In one matter, I reviewed two different Excel files of alleged infringement data provided by Strike 3. The files were materially different, with one version inexplicably excluding all works listed in the complaint and obscuring data patterns by removing records of multiple downloads. The data showed illogical patterns inconsistent with single-user behavior, such as a defendant downloading books in multiple foreign languages using Cyrillic, Chinese, and Thai scripts on the same day they allegedly downloaded adult content. The defendant couldn’t read Cyrillic, Chinese, or Thai.

Evidence sufficient to coerce a settlement from defendants lacking resources for a forensic audit will face much higher scrutiny from Meta.
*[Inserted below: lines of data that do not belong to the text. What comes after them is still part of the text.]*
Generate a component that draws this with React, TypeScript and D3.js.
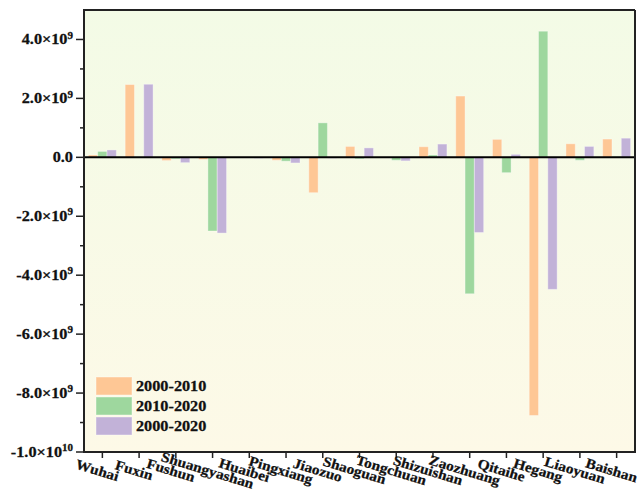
import * as d3 from "d3";

const categories = [
  "Wuhai", "Fuxin", "Fushun", "Shuangyashan", "Huaibei", "Pingxiang", "Jiaozuo",
  "Shaoguan", "Tongchuan", "Shizuishan", "Zaozhuang", "Qitaihe", "Hegang", "Liaoyuan", "Baishan"
];
const seriesNames = ["2000-2010", "2010-2020", "2000-2020"];
const colors = ["#fec795", "#9ed79e", "#c2b2d8"];

// values (units of 1e9)
const v2000_2010 = [0.08, 2.47, -0.11, -0.07, -0.01, -0.10, -1.20, 0.37, -0.02, 0.36, 2.08, 0.61, -8.76, 0.46, 0.62];
const v2010_2020 = [0.20, 0.01, -0.05, -2.50, -0.02, -0.13, 1.17, -0.05, -0.10, 0.08, -4.63, -0.52, 4.28, -0.10, 0.03];
const v2000_2020 = [0.25, 2.48, -0.18, -2.57, -0.03, -0.19, -0.03, 0.32, -0.12, 0.45, -2.55, 0.10, -4.48, 0.37, 0.65];

const yTickValues = [-1e10, -8e9, -6e9, -4e9, -2e9, 0, 2e9, 4e9];
const yTickMantissas = ["-1.0", "-8.0", "-6.0", "-4.0", "-2.0", "0.0", "2.0", "4.0"];
const yTickExponents = ["10", "9", "9", "9", "9", "", "9", "9"];
const yMinorTicks = [-9e9, -7e9, -5e9, -3e9, -1e9, 1e9, 3e9];

export default function App() {
  const width = 638;
  const height = 493;
  const left = 84;
  const right = 635;
  const top = 10;
  const bottom = 452;
  const font = "'Liberation Serif', 'Times New Roman', serif";

  const x = d3.scaleBand<string>()
    .domain(categories)
    .range([left, right])
    .paddingInner(0.24)
    .paddingOuter(0.12);

  const x1 = d3.scaleBand<string>()
    .domain(seriesNames)
    .range([0, x.bandwidth()]);

  const y = d3.scaleLinear().domain([-1e10, 5e9]).range([bottom, top]);

  const series = [v2000_2010, v2010_2020, v2000_2020];

  return (
    <svg width={width} height={height} style={{ position: "absolute", left: 0, top: 0 }}>
      <defs>
        <linearGradient id="bg" x1="0" y1="0" x2="0" y2="1">
          <stop offset="0%" stopColor="#f3fbe6" />
          <stop offset="100%" stopColor="#fdf9e7" />
        </linearGradient>
      </defs>
      <rect x={left} y={top} width={right - left} height={bottom - top} fill="url(#bg)" />

      {/* bars */}
      {series.map((vals, si) => (
        <g key={si} fill={colors[si]}>
          {categories.map((c, i) => {
            const v = vals[i] * 1e9;
            return (
              <rect
                key={c}
                x={(x(c) ?? 0) + (x1(seriesNames[si]) ?? 0)}
                y={y(Math.max(0, v))}
                width={x1.bandwidth()}
                height={Math.abs(y(v) - y(0))}
                stroke="#ffffff"
                strokeOpacity={0.35}
                strokeWidth={1}
              />
            );
          })}
        </g>
      ))}

      {/* zero line */}
      <line x1={left} x2={right} y1={y(0)} y2={y(0)} stroke="#000" strokeWidth={2} />

      {/* frame */}
      <line x1={left} x2={right} y1={top} y2={top} stroke="#222" strokeWidth={2} />
      <line x1={right} x2={right} y1={top} y2={bottom} stroke="#222" strokeWidth={2} />
      <line x1={left} x2={left} y1={top - 1} y2={bottom + 1} stroke="#222" strokeWidth={2} />
      <line x1={left - 1} x2={right + 1} y1={bottom} y2={bottom} stroke="#222" strokeWidth={2} />

      {/* y axis */}
      <g fontFamily={font} fontWeight="bold" fontSize={14} fill="#111" stroke="#111" strokeWidth={0.25}>
        {yTickValues.map((t, i) => (
          <g key={t}>
            <line x1={left - 8} x2={left} y1={y(t)} y2={y(t)} stroke="#222" strokeWidth={1.5} />
            <g transform={`translate(73,${y(t)}) scale(1.16,1)`}>
              <text textAnchor="end" dy="0.35em">
                {yTickMantissas[i]}
                {yTickExponents[i] && (
                  <>
                    <tspan>×10</tspan>
                    <tspan fontSize={9.5} dy="-0.6em">{yTickExponents[i]}</tspan>
                  </>
                )}
              </text>
            </g>
          </g>
        ))}
        {yMinorTicks.map(t => (
          <line key={t} x1={left - 4} x2={left} y1={y(t)} y2={y(t)} stroke="#222" strokeWidth={1.5} />
        ))}
      </g>

      {/* x axis */}
      <g fontFamily={font} fontWeight="bold" fontSize={14} fill="#111" stroke="#111" strokeWidth={0.25}>
        {categories.map(c => {
          const cx = (x(c) ?? 0) + x.bandwidth() / 2;
          return (
            <g key={c}>
              <line x1={cx} x2={cx} y1={bottom} y2={bottom + 6} stroke="#222" strokeWidth={1.5} />
              <g transform={`translate(${cx - 5},${bottom + 18}) rotate(17) scale(1.1,1)`}>
                <text textAnchor="middle" dy="0.35em">{c}</text>
              </g>
            </g>
          );
        })}
      </g>

      {/* legend */}
      <g fontFamily={font} fontWeight="bold" fontSize={14} fill="#111">
        {seriesNames.map((s, i) => (
          <g key={s} transform={`translate(96,${377 + i * 20})`}>
            <rect width={36} height={18} fill={colors[i]} stroke="#ffffff" strokeOpacity={0.4} />
            <g transform="translate(40,9) scale(1.16,1)">
              <text dy="0.35em" stroke="#111" strokeWidth={0.25}>{s}</text>
            </g>
          </g>
        ))}
      </g>
    </svg>
  );
}
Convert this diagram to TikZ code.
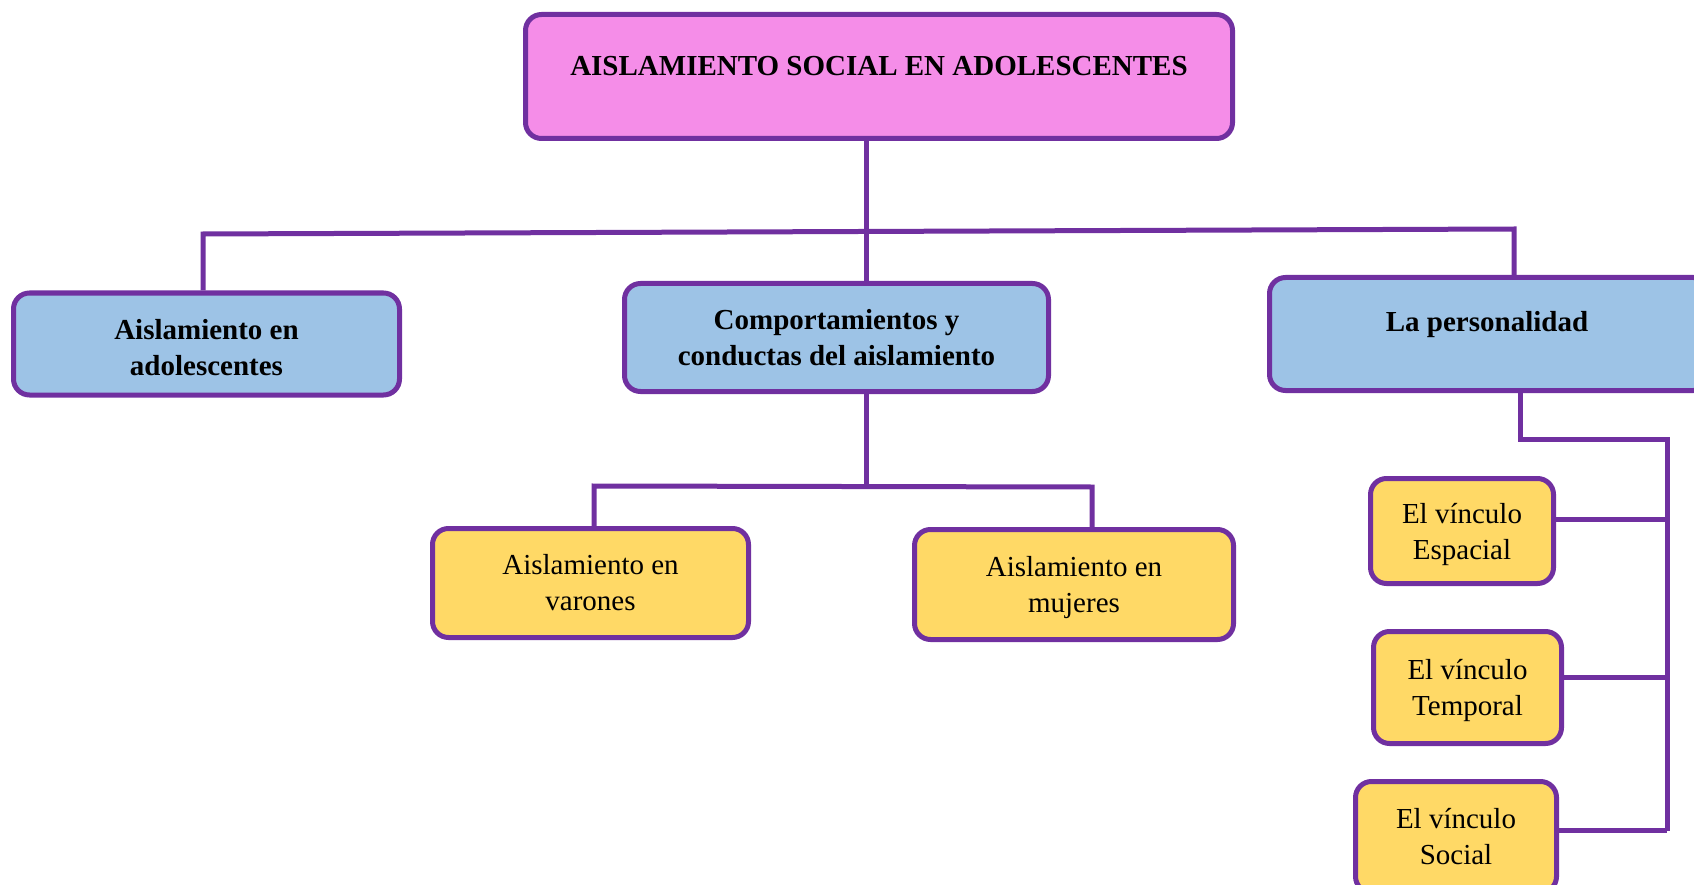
\documentclass[tikz,border=0pt]{standalone}
\usepackage{fontspec}
\setmainfont{Liberation Serif}
\definecolor{lineP}{HTML}{7030A0}
\definecolor{pinkF}{HTML}{F58DE8}
\definecolor{blueF}{HTML}{9DC3E6}
\definecolor{yellowF}{HTML}{FFD966}
\tikzset{
  basebox/.style={draw=lineP, line width=5pt, rounded corners=16pt, align=center, inner sep=0pt,
     font=\fontsize{29}{36}\selectfont},
  topbox/.style={basebox, fill=pinkF},
  bluebox/.style={basebox, fill=blueF, font=\fontsize{29}{36}\selectfont\bfseries},
  yelbox/.style={basebox, fill=yellowF},
  conn/.style={draw=lineP, line width=5pt},
  lbl/.style={inner sep=0pt, align=center, font=\fontsize{29}{36}\selectfont\bfseries}
}
\begin{document}
\begin{tikzpicture}[x=1pt,y=-1pt]
\useasboundingbox (0,0) rectangle (1694,885);
\coordinate (busL) at (203,234);
\coordinate (busM) at (866,231);
\coordinate (busR) at (1514,229);
\coordinate (sub) at (866,486);
\coordinate (subL) at (594,486);
\coordinate (subR) at (1092,487);
\coordinate (rk) at (1520,439);
\coordinate (rv) at (1667,439);
\coordinate (rvEnd) at (1667,831);

\node[topbox, minimum width=707pt, minimum height=124pt] (top) at (879,76.5) {};
\node[lbl] (topT) at (879,66) {AISLAMIENTO SOCIAL EN ADOLESCENTES};
\node[bluebox, minimum width=386pt, minimum height=102pt] (lb) at (206.5,344) {\rule{0pt}{28pt}Aislamiento en\\adolescentes};
\node[bluebox, minimum width=424pt, minimum height=108pt] (mb) at (836.5,337.5) {Comportamientos y\\conductas del aislamiento};
\node[bluebox, minimum width=440pt, minimum height=113pt] (rb) at (1489.5,334) {};
\node[lbl] (rbT) at (1487,325) {La personalidad};
\node[yelbox, minimum width=316pt, minimum height=109pt] (var) at (590.5,583) {Aislamiento en\\varones};
\node[yelbox, minimum width=319pt, minimum height=110pt] (muj) at (1074,584.5) {\rule{0pt}{27pt}Aislamiento en\\mujeres};
\node[yelbox, minimum width=183pt, minimum height=105pt] (esp) at (1462,531) {\rule{0pt}{28pt}El vínculo\\Espacial};
\node[yelbox, minimum width=188pt, minimum height=112pt] (tem) at (1467.5,687.5) {\rule{0pt}{27pt}El vínculo\\Temporal};
\node[yelbox, minimum width=201pt, minimum height=111pt] (soc) at (1456,837) {El vínculo\\Social};

\draw[conn] (top.south -| busM) -- (mb.north -| busM);
\draw[conn] (lb.north -| busL) -- (busL) -- (busR) -- (rb.north -| busR);
\draw[conn] (mb.south -| sub) -- (sub);
\draw[conn] (var.north -| subL) -- (subL) -- (subR) -- (muj.north -| subR);
\draw[conn] (rb.south -| rk) -- (rk) -- (rv) -- (rvEnd);
\draw[conn] ([yshift=12pt]esp.east) -- ([yshift=12pt]esp.east -| rv);
\draw[conn] ([yshift=10pt]tem.east) -- ([yshift=10pt]tem.east -| rv);
\draw[conn] ([yshift=7pt]soc.east) -- ([yshift=7pt]soc.east -| rv);
\end{tikzpicture}
\end{document}
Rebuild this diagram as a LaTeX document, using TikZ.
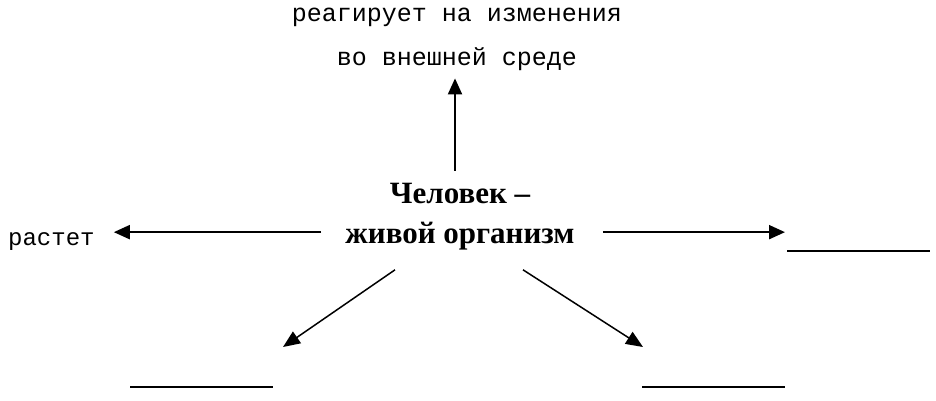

The case will test an evidentiary system that my analysis suggests is unreliable. In other words, Meta’s scrutiny of Strike 3’s process for collecting evidence would likely demonstrate that it is unreliable, thereby blowing up the basis for its suits against individual defendants.

The Discovery Strategy Hypothesis

The apparent mismatch between Strike 3’s model and Meta’s resources raises the question of why the company would pursue a case where the defendant can easily afford to successfully challenge the plaintiff’s technical evidence. The answer may lie in weaponizing the pre-trial discovery process.

Discovery requires parties to exchange information, including internal documents, emails, financial records, and employee testimony. For a company Meta’s size, this process is enormously expensive. It creates risk exposure by forcing the revelation of internal communications that could generate negative publicity, regardless of whether they prove liability.

Strike 3 filed its complaint after another case, Kadrey v. Meta, had proceeded through discovery. That process revealed Meta employees used BitTorrent to download pirated books for AI training and took steps to conceal this activity. Strike 3’s complaint explicitly references these findings, quoting an internal Meta communication: “not sure we can use Meta’s IPs to load through torrents pirate[sic] content, ahah.”

Armed with this knowledge, Strike 3’s strategy becomes clearer. The lawsuit represents a calculated gamble that Meta will determine the cost and risk of protracted discovery exceed the cost of a substantial settlement, regardless of the merits.

Implications for Copyright Policy

This case represents a collision between mass intellectual-property enforcement and mass data acquisition for technological innovation. The outcome will test whether procedural costs and the reputational risks of discovery can extract settlements from well-resourced defendants, forcing closer examination of the data-acquisition practices underlying AI development.

From an economic standpoint, copyright damages should make plaintiffs whole or deny liable parties wrongful profits. Arrangements providing windfall profits to plaintiffs result in resource misallocation. As Judge Richard Posner noted, attempting to force settlements using high litigation costs against opponents lacking resources to resist constitutes abuse of process.

The Meta case will determine whether Strike 3’s technical evidence can survive rigorous scrutiny and whether copyright enforcement serves its intended purpose of stimulating artistic creativity, or merely generates revenue through systematic threats of litigation. The result may influence how courts evaluate similar claims in an era when AI development increasingly relies on vast datasets of potentially copyrighted material.